Question

Does the point (6,3) satisfy the equation y = 4(x – 5)?

Answer

**step1** Understanding the problem

We are given a point with an x-value and a y-value, and an equation. We need to find out if these specific x-value and y-value make the equation true when placed into it. If they make the equation true, we say the point "satisfies" the equation.

**step2** Identifying the given values

The given point is (6,3). In a point written as (x,y), the first number is the x-value and the second number is the y-value.
So, from the point (6,3), we know that the x-value is 6 and the y-value is 3.

**step3** Substituting the values into the equation

The equation is y = 4(x – 5).
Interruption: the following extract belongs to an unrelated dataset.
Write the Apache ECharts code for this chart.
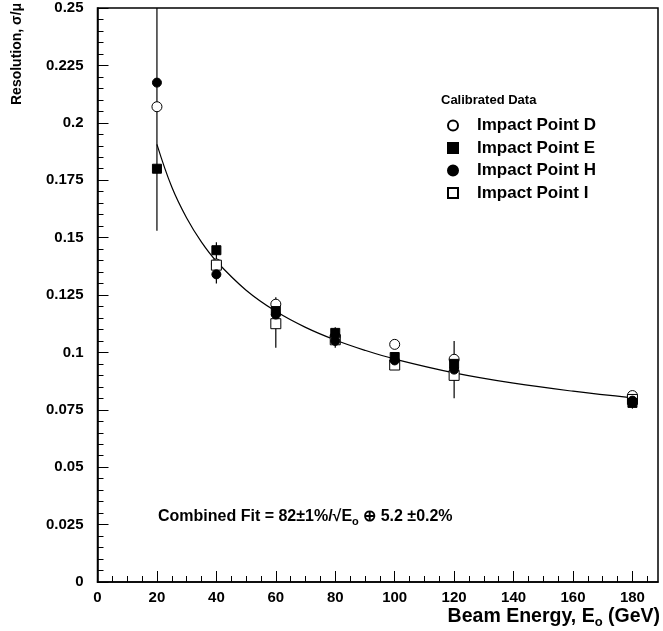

We will replace 'y' with its value, 3, and 'x' with its value, 6, in the equation.
After substitution, the equation looks like this: 3 = 4(6 – 5).

**step4** Calculating the right side of the equation

Now, let's calculate the value of the right side of the equation, which is 4(6 – 5).
First, we perform the operation inside the parentheses: 6 minus 5.
$$6 - 5 = 1$$
Next, we multiply this result by 4:
$$4 \times 1 = 4$$
So, the right side of the equation becomes 4.

**step5** Comparing the two sides of the equation

Now we compare the value of the left side of the equation with the calculated value of the right side.
The left side of the equation is 3.
The right side of the equation is 4.
We see that 3 is not equal to 4.

**step6** Conclusion

Since the left side of the equation (3) is not equal to the right side of the equation (4) when x=6 and y=3 are substituted, the point (6,3) does not satisfy the equation y = 4(x – 5).